#### TASK:
Include the line containing "const groupNames = ['Organismal" and all lines before it, repeated exactly from the listing below, without pictures.

#### INFORMATION PROVIDED:
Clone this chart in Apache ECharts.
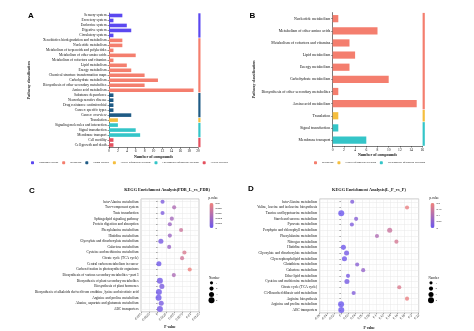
<!DOCTYPE html>
<html><head><meta charset="utf-8">
<script src="https://cdn.jsdelivr.net/npm/echarts@6/dist/echarts.min.js"></script>
<style>html,body{margin:0;padding:0;background:#fff}#c{width:474px;height:331px}</style>
</head><body><div id="c"></div>
<script>
// ---------- DATA ----------
const groupNames = ['Organismal Systems','Metabolism','Human Diseases','Genetic Information Processing','Environmental Information Processing','Cellular Processes'];

const aCategories = ['Sensory system','Excretory system','Endocrine system','Digestive system','Circulatory system',
 'Xenobiotics biodegradation and metabolism','Nucleotide metabolism','Metabolism of terpenoids and polyketides','Metabolism of other amino acids','Metabolism of cofactors and vitamins','Lipid metabolism','Energy metabolism','Chemical structure transformation maps','Carbohydrate metabolism','Biosynthesis of other secondary metabolites','Amino acid metabolism',
 'Substance dependence','Neurodegenerative disease','Drug resistance: antimicrobial','Cancer: specific types','Cancer: overview',
 'Translation','Signaling molecules and interaction','Signal transduction','Membrane transport','Cell motility','Cell growth and death'];
const aValues = [3,1,4,5,1, 3,3,1,6,1,4,5,8,11,8,19, 1,1,1,1,5, 2,2,6,7,1,1];
const aGroupOf = [0,0,0,0,0, 1,1,1,1,1,1,1,1,1,1,1, 2,2,2,2,2, 3,4,4,4,5,5];

const bCategories = ['Nucleotide metabolism','Metabolism of other amino acids','Metabolism of cofactors and vitamins','Lipid metabolism','Energy metabolism','Carbohydrate metabolism','Biosynthesis of other secondary metabolites','Amino acid metabolism','Translation','Signal transduction','Membrane transport'];
const bValues = [1,8,3,4,3,10,1,15,1,1,6];
const bGroupOf = [1,1,1,1,1,1,1,1,3,4,4];

const cPathways = ['beta-Alanine metabolism','Two-component system','Taste transduction','Sphingolipid signaling pathway','Protein digestion and absorption','Phenylalanine metabolism','Histidine metabolism','Glyoxylate and dicarboxylate metabolism','Galactose metabolism','Cysteine and methionine metabolism','Citrate cycle (TCA cycle)','Central carbon metabolism in cancer','Carbon fixation in photosynthetic organisms','Biosynthesis of various secondary metabolites - part 3','Biosynthesis of plant secondary metabolites','Biosynthesis of plant hormones','Biosynthesis of alkaloids derived from ornithine, lysine and nicotinic acid','Arginine and proline metabolism','Alanine, aspartate and glutamate metabolism','ABC transporters'];
const cPValues = [0.0015,0.0050,0.0015,0.0043,0.0037,0.0071,0.0037,0.0010,0.0035,0.0081,0.0074,0.0004,0.0097,0.0049,0.0007,0.0013,0.0004,0.0003,0.0011,0.0007];
const cCounts = [2,2,2,2,2,2,2,3,2,2,2,3,2,2,4,3,4,4,3,4];

const dPathways = ['beta-Alanine metabolism','Valine, leucine and isoleucine biosynthesis','Taurine and hypotaurine metabolism','Starch and sucrose metabolism','Pyruvate metabolism','Porphyrin and chlorophyll metabolism','Phenylalanine metabolism','Nitrogen metabolism','Histidine metabolism','Glyoxylate and dicarboxylate metabolism','Glycerophospholipid metabolism','Glutathione metabolism','Galactose metabolism','Ether lipid metabolism','Cysteine and methionine metabolism','Citrate cycle (TCA cycle)','C5-Branched dibasic acid metabolism','Arginine biosynthesis','Arginine and proline metabolism','ABC transporters'];
const dPValues = [0.032,0.187,0.001,0.043,0.031,0.138,0.102,0.157,0.007,0.016,0.010,0.046,0.063,0.020,0.017,0.165,0.036,0.187,0.0005,0.001];
const dCounts = [2,2,4,2,2,3,2,2,3,3,3,2,2,2,3,2,2,2,4,4];

const numberLegend = [1,2,3,4];
const cColorTicks = [0.01,0.008,0.006,0.004,0.002,0];
const dColorTicks = [0.2,0.15,0.1,0.05,0];

// ---------- STYLE ----------
const groupColors = ['#5B48F0','#F47E6E','#1F5B85','#F5BE3E','#34C5C8','#E4505E'];
const serif = 'Liberation Serif';
const gradient = ['#6A56EE','#F2827A'];
const sizeFn = n => 2.2 + n * 0.95;

const chart = echarts.init(document.getElementById('c'), null, {renderer:'canvas'});

function stripeRender(params, api){
  const p1 = api.coord([api.value(2), api.value(0)]);
  const p2 = api.coord([api.value(2), api.value(1)]);
  const band = api.size([0,1])[1];
  return {type:'rect', shape:{x:p1[0]+0.3, y:Math.min(p1[1],p2[1]) - band/2 + 0.3, width:2.2, height:Math.abs(p2[1]-p1[1]) + band - 0.6},
    style:{fill: api.visual('color')}};
}
function stripeData(groupOf, xMax){
  const out = [];
  groupNames.forEach((g, gi) => {
    const idx = groupOf.map((v,i)=> v===gi ? i : -1).filter(i=>i>=0);
    if (idx.length) out.push({value:[Math.min(...idx), Math.max(...idx), xMax], itemStyle:{color:groupColors[gi]}});
  });
  return out;
}

const series = [];
groupNames.forEach((g, gi) => {
  if (aGroupOf.includes(gi)) series.push({type:'bar', name:g, xAxisIndex:0, yAxisIndex:0, stack:'a', barWidth:3.6,
    itemStyle:{color:groupColors[gi]}, data:aValues.map((v,i)=> aGroupOf[i]===gi ? v : '-')});
});
series.push({type:'custom', xAxisIndex:0, yAxisIndex:0, renderItem:stripeRender, clip:false, encode:{x:2, y:0}, data:stripeData(aGroupOf, 20), silent:true});
groupNames.forEach((g, gi) => {
  if (bGroupOf.includes(gi)) series.push({type:'bar', name:g, xAxisIndex:1, yAxisIndex:1, stack:'b', barWidth:7.2,
    itemStyle:{color:groupColors[gi]}, data:bValues.map((v,i)=> bGroupOf[i]===gi ? v : '-')});
});
series.push({type:'custom', xAxisIndex:1, yAxisIndex:1, renderItem:stripeRender, clip:false, encode:{x:2, y:0}, data:stripeData(bGroupOf, 16), silent:true});
const cIndex = series.length;
series.push({type:'scatter', xAxisIndex:2, yAxisIndex:2, data:cPValues.map((p,i)=>[p,i,cCounts[i]]), symbolSize:v=>sizeFn(v[2])});
const dIndex = series.length;
series.push({type:'scatter', xAxisIndex:3, yAxisIndex:3, data:dPValues.map((p,i)=>[p,i,dCounts[i]]), symbolSize:v=>sizeFn(v[2])});

const blackLine = {show:true, lineStyle:{color:'#222', width:0.6}};
const barX = (gi, max) => ({gridIndex:gi, type:'value', min:0, max:max, interval:2, axisLine:blackLine, axisTick:{show:true, length:1.5, lineStyle:{color:'#222', width:0.5}},
  axisLabel:{fontSize:3.6, fontFamily:serif, color:'#111', margin:2}, splitLine:{show:false},
  name:'Number of compounds', nameLocation:'middle', nameGap:7, nameTextStyle:{fontSize:4, fontFamily:serif, fontWeight:'bold', color:'#111'}});
const barY = (gi, cats, gap, fs) => ({gridIndex:gi, type:'category', inverse:true, data:cats, axisLine:blackLine, axisTick:{show:true, length:1.5, alignWithLabel:true, lineStyle:{color:'#222', width:0.5}},
  axisLabel:{fontSize:fs, fontFamily:serif, color:'#111', margin:2.5, interval:0},
  name:'Pathway classification', nameLocation:'middle', nameRotate:90, nameGap:gap, nameTextStyle:{fontSize:4, fontFamily:serif, fontWeight:'bold', color:'#111'}});
const dotX = (gi, min,max,iv) => ({gridIndex:gi, type:'value', min:min, max:max, interval:iv, axisLine:{show:false},
  axisTick:{show:true, length:1.5, lineStyle:{color:'#555', width:0.5}},
  axisLabel:{fontSize:3.3, fontFamily:serif, color:'#222', rotate:45, margin:2},
  splitLine:{show:true, lineStyle:{color:'#e6e6e6', width:0.5}},
  minorTick:{show:false, splitNumber:2}, minorSplitLine:{show:true, lineStyle:{color:'#f2f2f2', width:0.4}},
  name:'P value', nameLocation:'middle', nameGap:13, nameTextStyle:{fontSize:3.6, fontFamily:serif, fontWeight:'bold', color:'#111'}});
const dotY = (gi, cats) => ({gridIndex:gi, type:'category', inverse:true, data:cats, axisLine:{show:false},
  axisTick:{show:true, length:1.5, alignWithLabel:true, lineStyle:{color:'#555', width:0.5}},
  axisLabel:{fontSize:3.5, fontFamily:serif, color:'#111', margin:2.5, interval:0},
  splitLine:{show:true, alignWithLabel:true, lineStyle:{color:'#e6e6e6', width:0.5}}});

const graphic = [];
[['A',31,16],['B',252.5,16],['C',32,191],['D',251,189]].forEach(([t,x,y]) =>
  graphic.push({type:'text', x:x, y:y, style:{text:t, font:'bold 8px "Liberation Sans"', fill:'#000', textAlign:'center', textVerticalAlign:'middle'}}));
graphic.push({type:'text', x:167, y:190, style:{text:'KEGG Enrichment Analysis(PDB_L_vs_PDB)', font:'bold 4.3px "Liberation Serif"', fill:'#111', textAlign:'center', textVerticalAlign:'middle'}});
graphic.push({type:'text', x:369, y:190, style:{text:'KEGG Enrichment Analysis(L_P_vs_P)', font:'bold 4.3px "Liberation Serif"', fill:'#111', textAlign:'center', textVerticalAlign:'middle'}});
function addColorLegend(x, top, h, ticks, maxV, fmt){
  graphic.push({type:'text', x:x-1, y:top-5, style:{text:'p.value', font:'3.2px "Liberation Serif"', fill:'#111', textVerticalAlign:'middle'}});
  ticks.forEach(t => graphic.push({type:'text', x:x+6, y: top + h*(1 - t/maxV), style:{text:fmt(t), font:'2.8px "Liberation Serif"', fill:'#111', textVerticalAlign:'middle'}}));
}
addColorLegend(209.5, 203, 25, cColorTicks, 0.01, t=>String(t));
addColorLegend(430.5, 203, 25, dColorTicks, 0.2, t=>String(t));
function addSizeLegend(x, y){
  graphic.push({type:'text', x:x-1, y:y, style:{text:'Number', font:'3.2px "Liberation Serif"', fill:'#111', textVerticalAlign:'middle'}});
  numberLegend.forEach((n,i) => {
    const cy = y + 4.8 + i*5.8;
    graphic.push({type:'circle', shape:{cx:x+1.5, cy:cy, r:sizeFn(n)/2}, style:{fill:'#000'}});
    graphic.push({type:'text', x:x+6, y:cy, style:{text:String(n), font:'2.8px "Liberation Serif"', fill:'#111', textVerticalAlign:'middle'}});
  });
}
addSizeLegend(210, 278);
addSizeLegend(429.5, 278);

const option = {
  animation:false,
  backgroundColor:'#fff',
  textStyle:{fontFamily:serif},
  grid:[
    {left:109, top:13, width:89, height:134.5},
    {left:332.7, top:12.6, width:89.6, height:133.5},
    {left:141, top:198.9, width:58, height:112.9, show:true, borderColor:'#999', borderWidth:0.5, backgroundColor:'#fff'},
    {left:319.7, top:198.9, width:99, height:114, show:true, borderColor:'#999', borderWidth:0.5, backgroundColor:'#fff'}
  ],
  xAxis:[barX(0,20), barX(1,16), dotX(2,-0.005, 0.0125, 0.0025), dotX(3,-0.06, 0.22, 0.02)],
  yAxis:[barY(0,aCategories, 78, 3.6), barY(1,bCategories, 77, 3.9), dotY(2,cPathways), dotY(3,dPathways)],
  legend:[
    {data:groupNames, left:31, top:161.3, itemWidth:3, itemHeight:3, itemGap:4, icon:'roundRect', textStyle:{fontSize:2.35, fontFamily:serif, color:'#111'}, padding:0, selectedMode:false},
    {data:[groupNames[1],groupNames[3],groupNames[4]], left:314, top:161.3, itemWidth:3, itemHeight:3, itemGap:4, icon:'roundRect', textStyle:{fontSize:2.4, fontFamily:serif, color:'#111'}, padding:0, selectedMode:false}
  ],
  visualMap:[
    {type:'continuous', seriesIndex:cIndex, dimension:0, min:0, max:0.01, inRange:{color:gradient}, left:209.5, top:203, itemWidth:4, itemHeight:25, calculable:false, text:null, showLabel:false, padding:0},
    {type:'continuous', seriesIndex:dIndex, dimension:0, min:0, max:0.2, inRange:{color:gradient}, left:430.5, top:203, itemWidth:4, itemHeight:25, calculable:false, text:null, showLabel:false, padding:0}
  ],
  graphic:graphic,
  series:series
};
chart.setOption(option);
</script></body></html>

#### EXPECTED ANSWER:
Clone this chart in Apache ECharts.
<!DOCTYPE html>
<html><head><meta charset="utf-8">
<script src="https://cdn.jsdelivr.net/npm/echarts@6/dist/echarts.min.js"></script>
<style>html,body{margin:0;padding:0;background:#fff}#c{width:474px;height:331px}</style>
</head><body><div id="c"></div>
<script>
// ---------- DATA ----------
const groupNames = ['Organismal Systems','Metabolism','Human Diseases','Genetic Information Processing','Environmental Information Processing','Cellular Processes'];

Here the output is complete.